Vegan High Protein Bowl

Vegan protein source
This protein-packed bowl is a healthy delight, brimming with baked tofu alongside an array of crunchy veggies. It's a vegan dream, perfect for a meat-free, protein-rich lunch.
4 servings

Baked Tofu

  • 1 block extra firm tofu, cubed
  • 1 Tablespoon sesame oil
  • 1 Tablespoon arrowroot powder
  • 1/4 teaspoon garlic powder
  • 1/4 teaspoon ground ginger

For the Bowl

  • 1 cup uncooked quinoa
  • 1 red bell pepper, diced
  • 2 cups frozen edamame, thawed
  • hemp seeds for topping

For the Sauce

  • 1 x 14 oz can of cannellini beans, drained and rinsed
  • juice of a lime
  • 1 tsp sea salt
  • add water for blending
  1. Preheat the oven to 350°F. Line a baking sheet with parchment paper. Set aside.
  2. Cook 1 cup quinoa in a rice cooker or on stovetop.
  3. Meanwhile, in a mixing bowl whisk tofu marinade: sesame oil, arrowroot powder, garlic powder, and ginger.
  4. Cut the tofu into cubes and place in the bowl with the marinade, stir to coat. Set aside 10 minutes.
  5. Arrange tofu cubes on the baking sheet, don't touch cubes, and bake for 25-30 minutes, flipping them halfway, until crispy and golden.
  6. Meanwhile the bell pepper and set aside.
  7. Cook edamame following package instructions. I simply cover frozen edamame with boiling water, drain and use lukewarm in the recipe.
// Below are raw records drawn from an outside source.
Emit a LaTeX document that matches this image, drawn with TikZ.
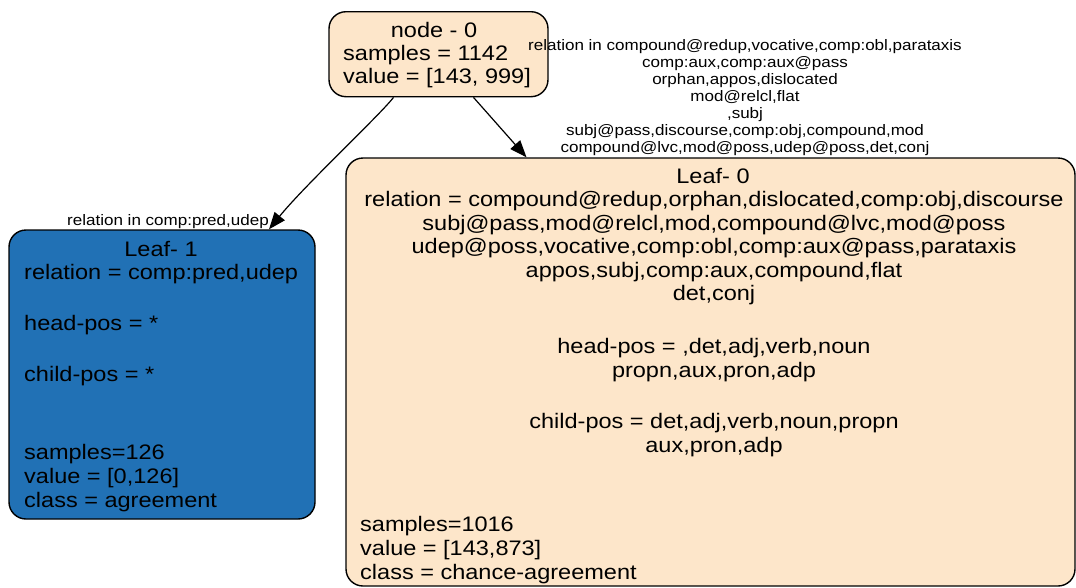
\documentclass[tikz,border=0pt]{standalone}
\usepackage{fontspec}
\usetikzlibrary{arrows.meta}
\newfontfamily\gvfont[FakeStretch=1.12]{Liberation Sans}
\newcommand{\gvn}{\gvfont\fontsize{21}{24}\selectfont}
\newcommand{\gvl}{\gvfont\fontsize{15.2}{17}\selectfont}
\definecolor{bisq}{HTML}{FDE6CA}
\definecolor{leafblue}{HTML}{2171B5}
\tikzset{
  box/.style={draw=black, line width=1.4pt, rounded corners=17pt, inner sep=0pt},
  txt/.style={font=\gvn, inner sep=0pt, anchor=base},
  txl/.style={font=\gvn, inner sep=0pt, anchor=base west},
  lbl/.style={font=\gvl, inner sep=0pt, align=center},
  conn/.style={draw=black, line width=1.2pt, -{Triangle[length=17pt,width=13pt]}}
}
\begin{document}
\begin{tikzpicture}[x=1pt,y=-1pt]
\useasboundingbox (0,0) rectangle (1076,587);
\clip (0,0) rectangle (1076,587);
% boxes
\node[box, fill=bisq, minimum width=219pt, minimum height=85pt] (n0) at (438.5,54.2) {};
\node[box, fill=leafblue, minimum width=306pt, minimum height=289pt] (l1) at (162,374.5) {};
\node[box, fill=bisq, minimum width=729pt, minimum height=428pt] (l0) at (710.5,372) {};
% node-0 text
\node[txt] (n0a) at (434,37) {node - 0};
\node[txl] (n0b) at (343,60) {samples = 1142};
\node[txl] (n0c) at (343,83) {value = [143, 999]};
% leaf-1 text
\node[txt] (l1a) at (161,256) {Leaf- 1};
\node[txl] (l1b) at (24,279) {relation = comp:pred,udep};
\node[txl] (l1c) at (24,330) {head-pos = *};
\node[txl] (l1d) at (24,381) {child-pos = *};
\node[txl] (l1e) at (24,459) {samples=126};
\node[txl] (l1f) at (24,483) {value = [0,126]};
\node[txl] (l1g) at (24,507) {class = agreement};
% leaf-0 text
\node[txt] (l0a) at (713,183) {Leaf- 0};
\node[txt] (l0b) at (714,206) {relation = compound@redup,orphan,dislocated,comp:obj,discourse};
\node[txt] (l0c) at (714,230) {subj@pass,mod@relcl,mod,compound@lvc,mod@poss};
\node[txt] (l0d) at (714,253) {udep@poss,vocative,comp:obl,comp:aux@pass,parataxis};
\node[txt] (l0e) at (714,277) {appos,subj,comp:aux,compound,flat};
\node[txt] (l0f) at (714,300) {det,conj};
\node[txt] (l0g) at (714,353) {head-pos = ,det,adj,verb,noun};
\node[txt] (l0h) at (714,377) {propn,aux,pron,adp};
\node[txt] (l0i) at (714,428) {child-pos = det,adj,verb,noun,propn};
\node[txt] (l0j) at (714,452) {aux,pron,adp};
\node[txl] (l0k) at (360,531) {samples=1016};
\node[txl] (l0l) at (360,555) {value = [143,873]};
\node[txl] (l0m) at (360,579) {class = chance-agreement};
% edges
\draw[conn] ([xshift=-45pt]n0.south) .. controls (380,115) and (305,185) .. ([xshift=107pt]l1.north);
\draw[conn] ([xshift=35pt]n0.south) -- ([xshift=-184pt]l0.north);
% edge labels
\node[lbl, anchor=base] (e1) at (168,225) {relation in comp:pred,udep};
\node[lbl] (e2) at (745,98) {relation in compound@redup,vocative,comp:obl,parataxis\\comp:aux,comp:aux@pass\\orphan,appos,dislocated\\mod@relcl,flat\\,subj\\subj@pass,discourse,comp:obj,compound,mod\\compound@lvc,mod@poss,udep@poss,det,conj};
\end{tikzpicture}
\end{document}
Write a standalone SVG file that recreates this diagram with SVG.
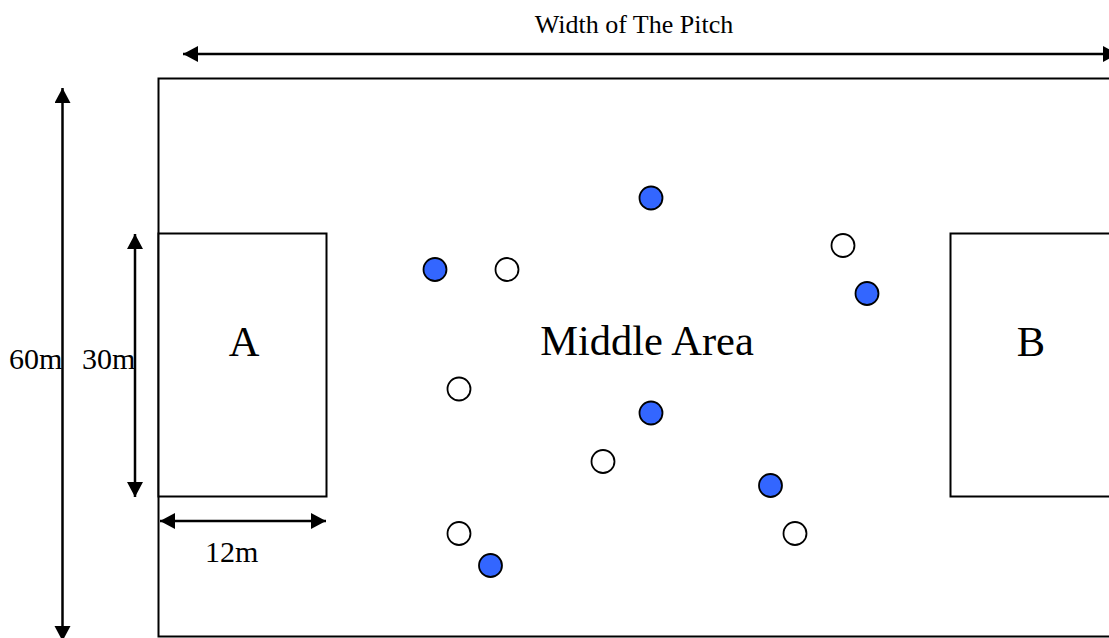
<svg xmlns="http://www.w3.org/2000/svg" width="1109" height="638" viewBox="0 0 1109 638">
  <style>
    .frame { fill: #ffffff; stroke: #000000; stroke-width: 2; }
    .dim { stroke: #000000; stroke-width: 2.5; fill: none; }
    .label { font-family: "Liberation Serif", "Times New Roman", serif; fill: #000000; }
    .title { font-size: 26px; }
    .small { font-size: 30px; }
    .big { font-size: 42.5px; }
    .blue { fill: #3366ff; stroke: #000000; stroke-width: 1.8; }
    .white { fill: #ffffff; stroke: #000000; stroke-width: 1.8; }
  </style>
  <defs>
    <marker id="head" markerUnits="userSpaceOnUse" markerWidth="18" markerHeight="18" refX="15" refY="8" orient="auto-start-reverse">
      <path d="M0,0 L15,8 L0,16 Z" fill="#000000"/>
    </marker>
  </defs>
  <rect width="1109" height="638" fill="#ffffff"/>

  <!-- pitch outline -->
  <g id="pitch">
    <rect class="frame" x="158.5" y="78.5" width="960" height="558"/>
  </g>

  <!-- penalty areas -->
  <g id="area-a">
    <rect class="frame" x="158.5" y="233.5" width="168" height="263"/>
    <text class="label big" x="244" y="356" text-anchor="middle">A</text>
  </g>
  <g id="area-b">
    <rect class="frame" x="950.5" y="233.5" width="170" height="263"/>
    <text class="label big" x="1031" y="356" text-anchor="middle">B</text>
  </g>

  <g id="middle-area">
    <text class="label big" x="647" y="355" text-anchor="middle">Middle Area</text>
  </g>

  <!-- dimension arrows -->
  <g id="connectors">
    <line class="dim" x1="183" y1="54" x2="1118" y2="54" marker-start="url(#head)" marker-end="url(#head)"/>
    <line class="dim" x1="62.5" y1="88" x2="62.5" y2="641" marker-start="url(#head)" marker-end="url(#head)"/>
    <line class="dim" x1="135" y1="234" x2="135" y2="497" marker-start="url(#head)" marker-end="url(#head)"/>
    <line class="dim" x1="160" y1="521" x2="326" y2="521" marker-start="url(#head)" marker-end="url(#head)"/>
  </g>

  <g id="dimension-labels">
    <text class="label title" x="634" y="33" text-anchor="middle">Width of The Pitch</text>
    <text class="label small" x="9" y="369">60m</text>
    <text class="label small" x="82" y="369">30m</text>
    <text class="label small" x="205" y="562">12m</text>
  </g>

  <!-- players -->
  <g id="team-blue">
    <circle class="blue" cx="651" cy="198" r="11.5"/>
    <circle class="blue" cx="435" cy="269.5" r="11.5"/>
    <circle class="blue" cx="867" cy="293.5" r="11.5"/>
    <circle class="blue" cx="651" cy="413" r="11.5"/>
    <circle class="blue" cx="770.5" cy="485.5" r="11.5"/>
    <circle class="blue" cx="490.5" cy="565.5" r="11.5"/>
  </g>
  <g id="team-white">
    <circle class="white" cx="507" cy="269.5" r="11.5"/>
    <circle class="white" cx="843" cy="245.5" r="11.5"/>
    <circle class="white" cx="459" cy="389" r="11.5"/>
    <circle class="white" cx="603" cy="461.5" r="11.5"/>
    <circle class="white" cx="459" cy="533.5" r="11.5"/>
    <circle class="white" cx="795" cy="533.5" r="11.5"/>
  </g>
</svg>
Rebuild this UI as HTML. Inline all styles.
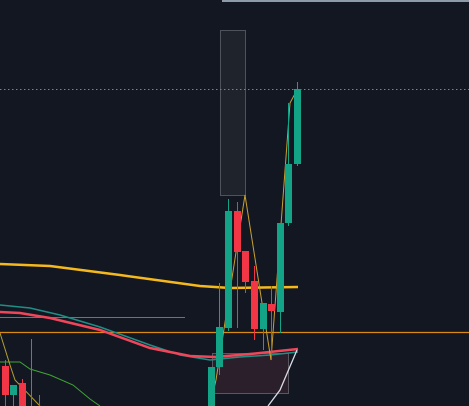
<!DOCTYPE html>
<html><head><meta charset="utf-8"><style>
html,body{margin:0;padding:0;background:#131722;}
svg{display:block}
</style></head><body>
<svg id="chart" width="469" height="406" viewBox="0 0 469 406" xmlns="http://www.w3.org/2000/svg">
<rect x="0" y="0" width="469" height="406" fill="#131722"/>
<line x1="222" y1="1" x2="469" y2="1" stroke="#8d9aa8" stroke-width="2"/>
<rect x="220.5" y="30.5" width="25" height="165" fill="#1f232c" stroke="#4e525b"/>
<line x1="0" y1="89.5" x2="469" y2="89.5" stroke="#22a9a0" stroke-dasharray="1.5,2.5"/>
<rect x="212.5" y="353.5" width="76" height="40" fill="#2a1f2b" stroke="#5a5660"/>
<g id="lines"></g>
<g id="candles"></g>
</svg>
<script>
// price scale: value = pixel distance from bottom
const candleX = [5,13,22,31,39,211,219,228,237,245,254,263,271,280,288,297];
const opens  = [40,11,23,0,11,0,39,78,195,155,125,77,102,94,183,242];
const closes = [11,21,0,1,10,39,79,195,154,124,77,103,95,183,242,317];
const highs  = [46,21,27,67,11,0,123,207,204,155,140,103,120,183,303,324];
const lows   = [0,0,0,0,0,0,31,75,78,113,66,56,46,73,180,240];
const yellowPts=[[0,142],[50,140],[120,131],[200,120],[230,118],[298,119]];
const tealPts=[[0,101],[30,98],[60,91],[100,79],[150,61],[180,51],[210,46],[240,49],[270,51],[298,54]];
const redPts=[[0,94],[20,93],[50,88],[100,76],[150,58],[190,50],[215,49],[250,52],[298,57]];
const greenPts=[[0,44],[20,44],[30,37],[50,31],[73,21],[90,7],[100,0]];
const oliveA=[[0,73],[10,41],[15,26],[40,0]];
const oliveB=[[210,0],[216,26],[245,211],[271,46],[290,303],[297,316]];
const whitePts=[[268,0],[280,16],[297,56]];
const levelOrange=74, levelRed=89;
const H=406;
const y=v=>H-v;
const NS='http://www.w3.org/2000/svg';
const lg=document.getElementById('lines'), cg=document.getElementById('candles');
function hline(v,x1,x2,col,w,name){const l=document.createElementNS(NS,'line');
l.setAttribute('x1',x1);l.setAttribute('x2',x2);l.setAttribute('y1',y(v)+.5);l.setAttribute('y2',y(v)+.5);
l.setAttribute('stroke',col);l.setAttribute('stroke-width',w);


lg.appendChild(l);}
function poly(pts,col,w,name){const p=document.createElementNS(NS,'polyline');
p.setAttribute('points',pts.map(q=>q[0]+','+y(q[1])).join(' '));
p.setAttribute('fill','none');p.setAttribute('stroke',col);p.setAttribute('stroke-width',w);


lg.appendChild(p);}
hline(levelRed,0,185,'#e0404f',1,'red-level-line');
hline(levelOrange,0,469,'#d98a14',1.3,'orange-level-line');
poly(greenPts,'#3fa535',1,'green-ma-line');
poly(tealPts,'#1f8f86',1.5,'teal-ma-line');
poly(redPts,'#f0465a',2.5,'red-ma-line');
poly(yellowPts,'#f5b91e',2.5,'yellow-ma-line');
poly(whitePts,'#d8dce4',1.3,'white-curve-line');
candleX.forEach((x,i)=>{
 const up=closes[i]>=opens[i], col=up?'#13a386':'#f23645';
 const g=document.createElementNS(NS,'g');
 
 
 const w=document.createElementNS(NS,'line');
 w.setAttribute('x1',x+.5);w.setAttribute('x2',x+.5);w.setAttribute('y1',y(highs[i]));w.setAttribute('y2',y(lows[i]));
 w.setAttribute('stroke',col);w.setAttribute('stroke-width',1);
 
 
 g.appendChild(w);
 const r=document.createElementNS(NS,'rect');
 const top=y(Math.max(opens[i],closes[i])), bot=y(Math.min(opens[i],closes[i]));
 const bw=(bot-top)<=1?1:7;
 r.setAttribute('x',bw===1?x:x-3);r.setAttribute('width',bw);r.setAttribute('y',top);r.setAttribute('height',Math.max(1,bot-top));
 r.setAttribute('fill',col);
 
 
 g.appendChild(r);
 cg.appendChild(g);
});
poly(oliveA,'#b5a030',1,'olive-zigzag-left');
poly(oliveB,'#c9a030',1,'olive-zigzag-right');
</script>
</body></html>
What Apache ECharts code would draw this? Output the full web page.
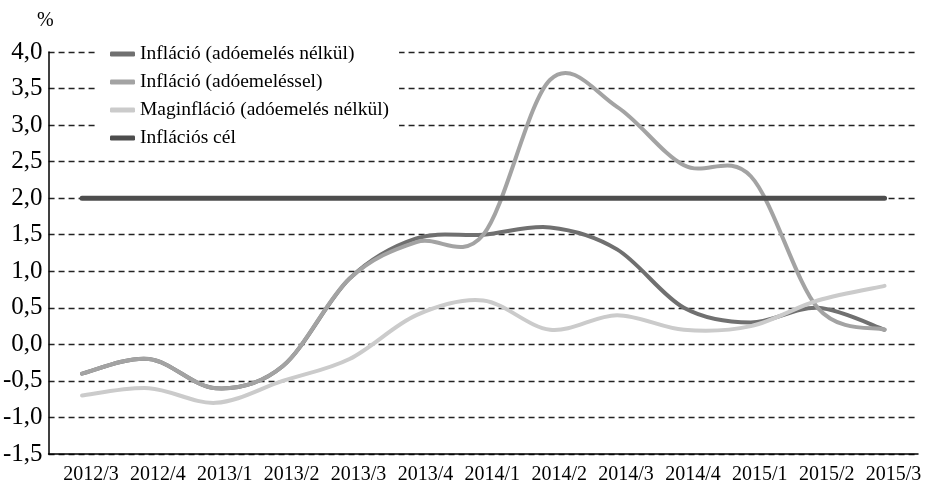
<!DOCTYPE html>
<html>
<head>
<meta charset="utf-8">
<script src="https://cdn.jsdelivr.net/npm/echarts@6/dist/echarts.min.js"></script>
<style>
html,body{margin:0;padding:0;background:#fff;}
#chart{width:926px;height:485px;}
</style>
</head>
<body>
<div id="chart"></div>
<script>
var categories = ['2012/3','2012/4','2013/1','2013/2','2013/3','2013/4','2014/1','2014/2','2014/3','2014/4','2015/1','2015/2','2015/3'];
var inflNoTax   = [-0.4, -0.2, -0.6, -0.3, 0.9, 1.45, 1.5, 1.6, 1.3, 0.5, 0.3, 0.5, 0.2];
var inflWithTax = [-0.4, -0.2, -0.6, -0.3, 0.9, 1.4, 1.5, 3.62, 3.25, 2.45, 2.3, 0.5, 0.2];
var coreInfl    = [-0.7, -0.6, -0.8, -0.5, -0.2, 0.4, 0.6, 0.2, 0.4, 0.2, 0.25, 0.6, 0.8];
var target      = [2, 2, 2, 2, 2, 2, 2, 2, 2, 2, 2, 2, 2];
var seriesNames = ['Infláció (adóemelés nélkül)', 'Infláció (adóemeléssel)', 'Maginfláció (adóemelés nélkül)', 'Inflációs cél'];
var yTicks = {min: -1.5, max: 4, interval: 0.5};

var font = '"Liberation Serif", "Times New Roman", serif';
var chart = echarts.init(document.getElementById('chart'), null, {renderer: 'canvas'});

// Smoothed (Catmull-Rom style) line drawn through the axes' own coordinate mapping
function smoothSeries(name, data, color, width) {
  return {
    name: name, type: 'custom', data: data.map(function (v, i) { return [i, v]; }),
    itemStyle: {color: color},
    animation: false,
    clip: false,
    encode: {x: 0, y: 1},
    renderItem: function (params, api) {
      if (params.dataIndex !== 0) return null;
      var pts = data.map(function (v, i) { return api.coord([i, v]); });
      var n = pts.length;
      var d = 'M' + pts[0][0] + ' ' + pts[0][1];
      for (var i = 0; i < n - 1; i++) {
        var p0 = pts[Math.max(i - 1, 0)], p1 = pts[i], p2 = pts[i + 1], p3 = pts[Math.min(i + 2, n - 1)];
        var c1x = p1[0] + (p2[0] - p0[0]) / 6, c1y = p1[1] + (p2[1] - p0[1]) / 6;
        var c2x = p2[0] - (p3[0] - p1[0]) / 6, c2y = p2[1] - (p3[1] - p1[1]) / 6;
        d += ' C' + c1x + ' ' + c1y + ' ' + c2x + ' ' + c2y + ' ' + p2[0] + ' ' + p2[1];
      }
      return {
        type: 'path',
        shape: {pathData: d},
        style: {fill: null, stroke: color, lineWidth: width, lineCap: 'round', lineJoin: 'round'}
      };
    }
  };
}

chart.setOption({
  animation: false,
  backgroundColor: '#fff',
  textStyle: {fontFamily: font},
  grid: {left: 48, right: 8, top: 52, bottom: 29, containLabel: false},
  legend: {
    orient: 'vertical', left: 97, top: 38,
    backgroundColor: '#fff',
    padding: [6, 10, 6, 13],
    itemWidth: 25, itemHeight: 5, itemGap: 8,
    icon: 'roundRect',
    textStyle: {fontFamily: font, fontSize: 19.5, color: '#000', lineHeight: 20},
    data: seriesNames
  },
  graphic: [{
    type: 'text', left: 37, top: 11,
    style: {text: '%', font: '20px ' + font, fill: '#000'}
  }],
  xAxis: {
    type: 'category', data: categories, boundaryGap: true,
    axisLine: {onZero: false, lineStyle: {color: '#000', width: 1.5}},
    axisTick: {show: false},
    axisLabel: {color: '#000', fontSize: 20, fontFamily: font, margin: 11, padding: [0, 0, 0, 18], interval: 0}
  },
  yAxis: {
    type: 'value', min: yTicks.min, max: yTicks.max, interval: yTicks.interval,
    axisLine: {show: true, onZero: false, lineStyle: {color: '#000', width: 1.5}},
    axisTick: {show: false},
    splitLine: {show: true, lineStyle: {color: '#222', width: 1.3, type: [6, 4]}},
    axisLabel: {color: '#000', fontSize: 25, fontFamily: font, margin: 6,
      formatter: function (v) { return v.toFixed(1).replace('.', ','); }}
  },
  series: [
    smoothSeries(seriesNames[0], inflNoTax, '#707070', 4),
    smoothSeries(seriesNames[1], inflWithTax, '#a3a3a3', 4),
    smoothSeries(seriesNames[2], coreInfl, '#cbcbcb', 4),
    {
      name: seriesNames[3], type: 'line', data: target, symbol: 'none', showSymbol: false,
      lineStyle: {color: '#4d4d4d', width: 5, cap: 'round'}, itemStyle: {color: '#4d4d4d'},
      animation: false, z: 3
    }
  ]
});
</script>
</body>
</html>
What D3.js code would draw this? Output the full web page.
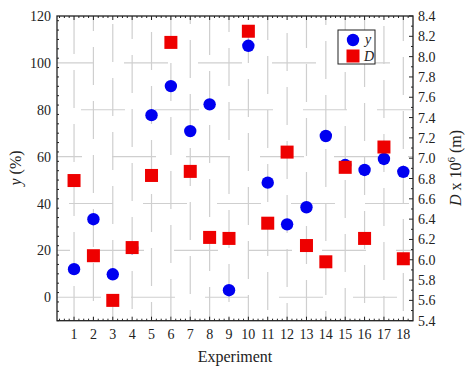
<!DOCTYPE html>
<html><head><meta charset="utf-8">
<script src="https://cdnjs.cloudflare.com/ajax/libs/d3/7.8.5/d3.min.js"></script>
<style>body{margin:0;background:#fff}svg{display:block}text{font-family:"Liberation Serif","Times New Roman",serif;fill:#222}</style>
</head><body>
<script>
const experiments = [1,2,3,4,5,6,7,8,9,10,11,12,13,14,15,16,17,18];
const yValues = [12,33.3,9.8,21,77.7,90.1,70.9,82.3,3,107.3,48.9,31.1,38.4,68.8,56.4,54.3,59,53.5];
const dValues = [6.78,6.04,5.60,6.12,6.83,8.14,6.87,6.22,6.21,8.25,6.36,7.06,6.14,5.98,6.91,6.21,7.11,6.01];
const yTicks = [0,20,40,60,80,100,120];
const dTicks = [5.4,5.6,5.8,6.0,6.2,6.4,6.6,6.8,7.0,7.2,7.4,7.6,7.8,8.0,8.2,8.4];

const W=474,H=379, L=57,R=413,T=16,B=320.7;
const svg=d3.select("body").append("svg").attr("width",W).attr("height",H);
const x=d3.scaleLinear().domain([0.12,18.5]).range([L,R]);
const y=d3.scaleLinear().domain([-10,120]).range([B,T]);
const yd=d3.scaleLinear().domain([5.4,8.4]).range([B,T]);

// broken grid
const g=svg.append("g").attr("stroke","#cfcfcf").attr("stroke-width",1.2).attr("fill","none");
experiments.forEach((e,i)=>{
  g.append("line").attr("x1",x(e)).attr("x2",x(e)).attr("y1",T).attr("y2",B)
   .attr("stroke-dasharray","38,16").attr("stroke-dashoffset",(i*23)%54);
});
[0,20,40,60,80,100].forEach((v,i)=>{
  g.append("line").attr("x1",L).attr("x2",R).attr("y1",y(v)).attr("y2",y(v))
   .attr("stroke-dasharray","44,30").attr("stroke-dashoffset",(i*31)%74);
});

// frame
svg.append("rect").attr("x",L).attr("y",T).attr("width",R-L).attr("height",B-T)
  .attr("fill","none").attr("stroke","#222").attr("stroke-width",1.3);

// ticks
const tk=svg.append("g").attr("stroke","#222").attr("stroke-width",1);
d3.range(0.25,18.5,0.25).forEach(v=>{
  const major=Math.abs(v-Math.round(v))<1e-6;
  const len=major?4:2;
  tk.append("line").attr("x1",x(v)).attr("x2",x(v)).attr("y1",B).attr("y2",B-len);
  tk.append("line").attr("x1",x(v)).attr("x2",x(v)).attr("y1",T).attr("y2",T+len);
});
d3.range(-10,120.1,4).forEach(v=>{
  const major=v%20===0;
  const len=major?4:2;
  tk.append("line").attr("x1",L).attr("x2",L+len).attr("y1",y(v)).attr("y2",y(v));
});
d3.range(5.4,8.41,0.1).forEach(v=>{
  const major=Math.abs(v*5-Math.round(v*5))<1e-6;
  const len=major?4:2;
  tk.append("line").attr("x1",R).attr("x2",R-len).attr("y1",yd(v)).attr("y2",yd(v));
});

// tick labels
svg.append("g").selectAll("text").data(experiments).join("text")
  .attr("x",d=>x(d)).attr("y",339).attr("text-anchor","middle").attr("font-size",14).text(d=>d);
svg.append("g").selectAll("text").data(yTicks).join("text")
  .attr("x",51).attr("y",d=>y(d)+5).attr("text-anchor","end").attr("font-size",14).text(d=>d);
svg.append("g").selectAll("text").data(dTicks).join("text")
  .attr("x",418).attr("y",d=>yd(d)+5).attr("text-anchor","start").attr("font-size",14).text(d=>d.toFixed(1));

// axis titles
svg.append("text").attr("x",(L+R)/2).attr("y",362).attr("text-anchor","middle").attr("font-size",16).text("Experiment");
const lt=svg.append("text").attr("transform","translate(21,168) rotate(-90)").attr("text-anchor","middle").attr("font-size",16);
lt.append("tspan").attr("font-style","italic").text("y");
lt.append("tspan").text(" (%)");
const rt=svg.append("text").attr("transform","translate(461,168) rotate(-90)").attr("text-anchor","middle").attr("font-size",16);
rt.append("tspan").attr("font-style","italic").text("D");
rt.append("tspan").text(" x 10");
rt.append("tspan").attr("font-size",11).attr("dy",-6).text("6");
rt.append("tspan").attr("dy",6).text(" (m)");

// markers
svg.append("g").selectAll("circle").data(experiments).join("circle")
  .attr("cx",d=>x(d)).attr("cy",(d,i)=>y(yValues[i])).attr("r",6.2).attr("fill","#0000f0");
svg.append("g").selectAll("rect").data(experiments).join("rect")
  .attr("x",d=>x(d)-6.5).attr("y",(d,i)=>yd(dValues[i])-6.5).attr("width",13).attr("height",13).attr("fill","#ee0000");

// legend
const lg=svg.append("g");
lg.append("rect").attr("x",338).attr("y",30).attr("width",37).attr("height",34).attr("fill","#fff").attr("stroke","#222").attr("stroke-width",1);
lg.append("circle").attr("cx",353).attr("cy",40).attr("r",6.2).attr("fill","#0000f0");
lg.append("rect").attr("x",346.5).attr("y",49.5).attr("width",13).attr("height",13).attr("fill","#ee0000");
lg.append("text").attr("x",365).attr("y",44).attr("font-size",14).attr("font-style","italic").text("y");
lg.append("text").attr("x",364).attr("y",61).attr("font-size",14).attr("font-style","italic").text("D");
</script>
</body></html>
Set aside.
  8. In a blender add all the sauce ingredients and pulse to combine until smooth.
  9. To assemble the bowls, divide evenly the cooked quinoa at the bottom of each bowl then top with an even amount of tofu and vegetables.
  10. Sprinkle hemp seeds on top for a boost of crunch and protein.